## What is required
Which lines hold the string "this"? Copy every one of them.

Rows from a dataset

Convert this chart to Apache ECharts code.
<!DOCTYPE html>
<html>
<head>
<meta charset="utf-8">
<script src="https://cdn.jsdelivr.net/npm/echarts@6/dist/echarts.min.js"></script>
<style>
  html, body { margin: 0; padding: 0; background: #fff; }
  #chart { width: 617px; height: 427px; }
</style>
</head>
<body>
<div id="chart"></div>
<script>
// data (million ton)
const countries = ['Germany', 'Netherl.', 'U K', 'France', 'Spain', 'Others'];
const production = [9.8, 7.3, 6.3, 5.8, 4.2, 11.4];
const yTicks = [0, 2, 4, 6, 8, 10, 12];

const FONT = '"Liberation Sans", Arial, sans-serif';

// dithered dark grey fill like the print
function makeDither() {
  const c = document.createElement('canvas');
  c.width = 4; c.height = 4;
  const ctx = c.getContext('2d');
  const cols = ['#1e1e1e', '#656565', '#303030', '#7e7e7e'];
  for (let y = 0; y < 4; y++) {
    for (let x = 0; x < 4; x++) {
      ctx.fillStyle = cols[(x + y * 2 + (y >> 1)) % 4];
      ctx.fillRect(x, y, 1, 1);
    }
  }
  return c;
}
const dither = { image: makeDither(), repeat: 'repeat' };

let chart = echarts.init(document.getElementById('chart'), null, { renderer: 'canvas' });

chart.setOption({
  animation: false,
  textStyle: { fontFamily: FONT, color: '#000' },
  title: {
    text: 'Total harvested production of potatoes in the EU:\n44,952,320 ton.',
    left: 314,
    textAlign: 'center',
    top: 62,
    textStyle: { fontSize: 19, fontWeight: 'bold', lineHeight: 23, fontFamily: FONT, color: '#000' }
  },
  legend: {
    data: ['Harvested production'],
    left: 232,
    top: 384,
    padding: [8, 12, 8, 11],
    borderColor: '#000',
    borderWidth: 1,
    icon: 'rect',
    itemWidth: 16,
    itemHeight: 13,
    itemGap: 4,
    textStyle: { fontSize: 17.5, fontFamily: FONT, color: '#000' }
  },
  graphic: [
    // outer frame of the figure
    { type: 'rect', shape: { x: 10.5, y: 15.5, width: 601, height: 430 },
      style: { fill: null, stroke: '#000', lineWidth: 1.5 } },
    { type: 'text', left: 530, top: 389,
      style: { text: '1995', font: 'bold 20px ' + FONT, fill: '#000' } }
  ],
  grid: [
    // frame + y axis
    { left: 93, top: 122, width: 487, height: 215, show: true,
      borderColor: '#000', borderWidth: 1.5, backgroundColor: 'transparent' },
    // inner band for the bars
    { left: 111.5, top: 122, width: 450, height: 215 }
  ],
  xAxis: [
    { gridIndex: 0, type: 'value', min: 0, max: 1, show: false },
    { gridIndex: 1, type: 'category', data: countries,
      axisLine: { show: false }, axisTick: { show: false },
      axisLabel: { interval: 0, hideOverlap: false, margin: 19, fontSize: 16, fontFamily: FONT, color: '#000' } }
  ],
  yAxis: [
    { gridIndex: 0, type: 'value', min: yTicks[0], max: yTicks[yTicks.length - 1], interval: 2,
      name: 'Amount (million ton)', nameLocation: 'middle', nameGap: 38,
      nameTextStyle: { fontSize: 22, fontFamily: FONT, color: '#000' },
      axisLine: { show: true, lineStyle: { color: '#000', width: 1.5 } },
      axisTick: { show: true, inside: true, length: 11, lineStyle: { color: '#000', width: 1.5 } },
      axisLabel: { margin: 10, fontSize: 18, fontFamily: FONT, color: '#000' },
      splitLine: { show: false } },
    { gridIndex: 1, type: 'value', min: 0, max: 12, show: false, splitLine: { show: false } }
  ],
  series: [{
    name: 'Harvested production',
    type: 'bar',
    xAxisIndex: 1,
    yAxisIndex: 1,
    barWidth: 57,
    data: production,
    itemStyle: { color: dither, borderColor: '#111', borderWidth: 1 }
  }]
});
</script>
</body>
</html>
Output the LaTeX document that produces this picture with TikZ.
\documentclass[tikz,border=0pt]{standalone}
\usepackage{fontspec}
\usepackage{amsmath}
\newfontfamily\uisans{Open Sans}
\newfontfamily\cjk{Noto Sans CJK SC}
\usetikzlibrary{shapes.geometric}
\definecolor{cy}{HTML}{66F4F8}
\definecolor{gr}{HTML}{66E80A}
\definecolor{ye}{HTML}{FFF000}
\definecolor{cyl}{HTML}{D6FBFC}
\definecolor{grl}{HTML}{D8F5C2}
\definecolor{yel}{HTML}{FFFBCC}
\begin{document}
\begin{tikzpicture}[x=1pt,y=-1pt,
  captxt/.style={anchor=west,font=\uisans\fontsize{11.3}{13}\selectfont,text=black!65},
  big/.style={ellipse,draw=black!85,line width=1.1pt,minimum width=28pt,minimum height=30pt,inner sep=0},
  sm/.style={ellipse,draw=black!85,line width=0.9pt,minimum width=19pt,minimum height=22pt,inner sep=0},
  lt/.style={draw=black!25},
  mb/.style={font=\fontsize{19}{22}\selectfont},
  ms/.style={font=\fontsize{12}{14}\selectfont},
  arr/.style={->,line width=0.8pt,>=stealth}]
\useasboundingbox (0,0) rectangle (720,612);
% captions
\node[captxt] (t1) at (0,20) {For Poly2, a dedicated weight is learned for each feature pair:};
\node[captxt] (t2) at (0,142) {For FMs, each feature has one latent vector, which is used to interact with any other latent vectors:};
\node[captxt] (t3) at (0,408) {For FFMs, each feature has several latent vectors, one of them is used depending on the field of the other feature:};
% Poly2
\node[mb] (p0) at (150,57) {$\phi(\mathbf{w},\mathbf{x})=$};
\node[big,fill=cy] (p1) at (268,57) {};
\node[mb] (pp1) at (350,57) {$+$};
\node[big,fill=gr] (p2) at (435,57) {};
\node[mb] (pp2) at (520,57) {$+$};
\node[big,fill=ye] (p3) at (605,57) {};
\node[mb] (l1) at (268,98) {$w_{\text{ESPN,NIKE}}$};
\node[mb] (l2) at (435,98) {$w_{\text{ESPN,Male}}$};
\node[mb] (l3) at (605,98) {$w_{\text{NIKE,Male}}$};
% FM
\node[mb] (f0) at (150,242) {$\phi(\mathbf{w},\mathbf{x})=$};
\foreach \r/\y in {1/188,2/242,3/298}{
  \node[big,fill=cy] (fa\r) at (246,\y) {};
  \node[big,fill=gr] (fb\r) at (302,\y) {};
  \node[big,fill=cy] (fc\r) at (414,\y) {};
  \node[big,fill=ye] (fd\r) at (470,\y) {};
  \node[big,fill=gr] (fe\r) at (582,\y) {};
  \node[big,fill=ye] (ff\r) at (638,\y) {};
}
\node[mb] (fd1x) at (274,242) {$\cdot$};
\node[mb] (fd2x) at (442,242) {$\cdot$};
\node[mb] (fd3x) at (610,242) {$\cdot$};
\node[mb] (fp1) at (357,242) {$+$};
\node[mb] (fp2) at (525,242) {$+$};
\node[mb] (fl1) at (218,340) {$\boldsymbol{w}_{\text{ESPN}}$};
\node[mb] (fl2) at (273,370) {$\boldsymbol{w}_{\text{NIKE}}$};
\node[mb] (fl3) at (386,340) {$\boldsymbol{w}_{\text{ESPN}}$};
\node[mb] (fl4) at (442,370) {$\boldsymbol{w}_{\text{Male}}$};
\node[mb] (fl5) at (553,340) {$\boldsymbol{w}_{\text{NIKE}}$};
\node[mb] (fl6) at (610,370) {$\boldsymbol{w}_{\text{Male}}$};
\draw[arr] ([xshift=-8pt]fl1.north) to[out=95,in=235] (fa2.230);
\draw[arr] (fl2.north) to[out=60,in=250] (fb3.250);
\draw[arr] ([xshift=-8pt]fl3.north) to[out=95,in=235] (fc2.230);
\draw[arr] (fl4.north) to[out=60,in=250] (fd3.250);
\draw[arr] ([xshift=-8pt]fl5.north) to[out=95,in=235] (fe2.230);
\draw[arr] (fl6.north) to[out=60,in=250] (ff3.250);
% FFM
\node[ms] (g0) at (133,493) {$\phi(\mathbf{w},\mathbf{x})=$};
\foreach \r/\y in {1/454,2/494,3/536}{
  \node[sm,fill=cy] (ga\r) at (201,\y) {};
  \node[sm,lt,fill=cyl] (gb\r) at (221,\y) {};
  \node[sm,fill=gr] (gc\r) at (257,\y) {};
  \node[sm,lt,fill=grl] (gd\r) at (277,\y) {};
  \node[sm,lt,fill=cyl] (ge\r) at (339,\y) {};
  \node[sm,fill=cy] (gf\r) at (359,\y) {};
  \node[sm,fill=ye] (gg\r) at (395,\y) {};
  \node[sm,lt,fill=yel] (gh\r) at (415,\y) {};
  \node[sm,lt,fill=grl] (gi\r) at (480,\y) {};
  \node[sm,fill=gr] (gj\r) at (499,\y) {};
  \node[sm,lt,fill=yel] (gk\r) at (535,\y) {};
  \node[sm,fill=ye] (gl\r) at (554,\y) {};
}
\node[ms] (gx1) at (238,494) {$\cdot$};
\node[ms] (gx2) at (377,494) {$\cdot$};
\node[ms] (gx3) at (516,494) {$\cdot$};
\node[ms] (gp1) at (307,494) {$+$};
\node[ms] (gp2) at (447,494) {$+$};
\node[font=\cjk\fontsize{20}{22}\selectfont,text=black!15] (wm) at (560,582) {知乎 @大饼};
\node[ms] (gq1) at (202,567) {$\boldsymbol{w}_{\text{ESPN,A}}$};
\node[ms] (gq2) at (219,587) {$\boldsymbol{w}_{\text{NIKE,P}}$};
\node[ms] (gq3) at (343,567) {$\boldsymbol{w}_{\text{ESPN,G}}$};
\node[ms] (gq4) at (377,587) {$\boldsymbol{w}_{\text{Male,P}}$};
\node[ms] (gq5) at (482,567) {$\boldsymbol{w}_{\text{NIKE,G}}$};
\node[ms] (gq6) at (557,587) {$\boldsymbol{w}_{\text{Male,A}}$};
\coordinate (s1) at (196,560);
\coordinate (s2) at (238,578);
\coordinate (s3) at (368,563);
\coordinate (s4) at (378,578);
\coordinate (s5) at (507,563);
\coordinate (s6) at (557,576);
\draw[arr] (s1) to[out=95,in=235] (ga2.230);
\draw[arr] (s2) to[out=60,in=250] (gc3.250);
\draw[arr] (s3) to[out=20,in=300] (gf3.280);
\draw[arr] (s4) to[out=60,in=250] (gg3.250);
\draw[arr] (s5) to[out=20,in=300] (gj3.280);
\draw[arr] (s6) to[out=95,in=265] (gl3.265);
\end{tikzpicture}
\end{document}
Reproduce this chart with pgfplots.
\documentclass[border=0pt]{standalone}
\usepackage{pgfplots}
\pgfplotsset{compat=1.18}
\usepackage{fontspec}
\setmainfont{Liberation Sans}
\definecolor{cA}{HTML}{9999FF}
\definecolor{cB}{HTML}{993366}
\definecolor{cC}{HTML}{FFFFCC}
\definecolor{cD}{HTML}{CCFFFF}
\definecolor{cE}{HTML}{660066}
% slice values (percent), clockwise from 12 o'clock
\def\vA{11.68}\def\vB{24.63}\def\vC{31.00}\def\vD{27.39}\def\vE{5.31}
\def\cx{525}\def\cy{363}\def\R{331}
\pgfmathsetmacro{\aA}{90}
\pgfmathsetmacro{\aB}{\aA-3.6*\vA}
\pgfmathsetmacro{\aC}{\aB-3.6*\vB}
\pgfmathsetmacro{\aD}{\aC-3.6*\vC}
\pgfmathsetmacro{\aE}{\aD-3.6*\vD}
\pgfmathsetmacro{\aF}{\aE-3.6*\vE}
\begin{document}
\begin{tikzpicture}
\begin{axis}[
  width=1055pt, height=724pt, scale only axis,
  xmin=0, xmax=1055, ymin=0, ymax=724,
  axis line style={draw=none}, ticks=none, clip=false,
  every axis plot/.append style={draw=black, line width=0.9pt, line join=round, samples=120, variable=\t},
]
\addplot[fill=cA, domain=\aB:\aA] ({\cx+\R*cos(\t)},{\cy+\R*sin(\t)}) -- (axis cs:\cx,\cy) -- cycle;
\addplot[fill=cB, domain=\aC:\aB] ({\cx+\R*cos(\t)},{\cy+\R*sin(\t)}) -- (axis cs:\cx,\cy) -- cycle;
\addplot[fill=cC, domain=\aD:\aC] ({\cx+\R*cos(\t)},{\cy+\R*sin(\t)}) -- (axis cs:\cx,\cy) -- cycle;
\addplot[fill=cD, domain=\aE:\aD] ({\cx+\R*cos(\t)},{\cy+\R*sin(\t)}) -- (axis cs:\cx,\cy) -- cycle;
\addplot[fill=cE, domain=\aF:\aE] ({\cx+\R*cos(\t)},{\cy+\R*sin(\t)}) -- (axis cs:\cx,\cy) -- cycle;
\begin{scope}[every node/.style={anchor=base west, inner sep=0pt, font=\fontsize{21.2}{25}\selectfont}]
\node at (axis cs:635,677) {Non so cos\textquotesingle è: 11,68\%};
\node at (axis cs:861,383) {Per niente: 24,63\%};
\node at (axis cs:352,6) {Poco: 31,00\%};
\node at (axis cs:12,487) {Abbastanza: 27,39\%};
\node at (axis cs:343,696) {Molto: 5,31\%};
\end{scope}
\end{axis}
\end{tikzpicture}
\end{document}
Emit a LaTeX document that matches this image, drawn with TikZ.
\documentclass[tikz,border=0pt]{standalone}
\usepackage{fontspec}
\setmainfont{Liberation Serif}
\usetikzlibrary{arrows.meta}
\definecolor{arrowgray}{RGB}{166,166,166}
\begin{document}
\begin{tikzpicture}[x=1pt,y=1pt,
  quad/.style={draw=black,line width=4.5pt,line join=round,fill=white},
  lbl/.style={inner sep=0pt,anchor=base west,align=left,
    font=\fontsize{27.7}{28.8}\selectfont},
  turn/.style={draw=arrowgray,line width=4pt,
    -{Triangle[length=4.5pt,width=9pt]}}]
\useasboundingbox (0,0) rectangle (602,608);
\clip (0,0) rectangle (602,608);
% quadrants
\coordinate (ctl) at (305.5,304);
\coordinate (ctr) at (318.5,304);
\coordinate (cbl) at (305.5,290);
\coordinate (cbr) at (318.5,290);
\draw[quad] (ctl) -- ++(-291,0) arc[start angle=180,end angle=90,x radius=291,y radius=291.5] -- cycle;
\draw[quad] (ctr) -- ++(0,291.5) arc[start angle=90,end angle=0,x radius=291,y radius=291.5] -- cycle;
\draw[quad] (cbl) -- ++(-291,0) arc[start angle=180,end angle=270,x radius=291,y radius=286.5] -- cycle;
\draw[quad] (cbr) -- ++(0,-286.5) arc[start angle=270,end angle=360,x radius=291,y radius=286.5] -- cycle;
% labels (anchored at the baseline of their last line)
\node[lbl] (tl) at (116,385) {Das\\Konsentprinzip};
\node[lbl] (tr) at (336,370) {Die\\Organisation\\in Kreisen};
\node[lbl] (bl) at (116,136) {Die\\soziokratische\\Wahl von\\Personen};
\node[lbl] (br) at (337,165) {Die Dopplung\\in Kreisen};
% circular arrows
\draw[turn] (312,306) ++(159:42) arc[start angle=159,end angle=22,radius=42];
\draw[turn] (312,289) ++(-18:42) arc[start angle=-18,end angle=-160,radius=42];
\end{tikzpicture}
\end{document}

## Final result
Convert this chart to Apache ECharts code.
Output the LaTeX document that produces this picture with TikZ.
Reproduce this chart with pgfplots.
Emit a LaTeX document that matches this image, drawn with TikZ.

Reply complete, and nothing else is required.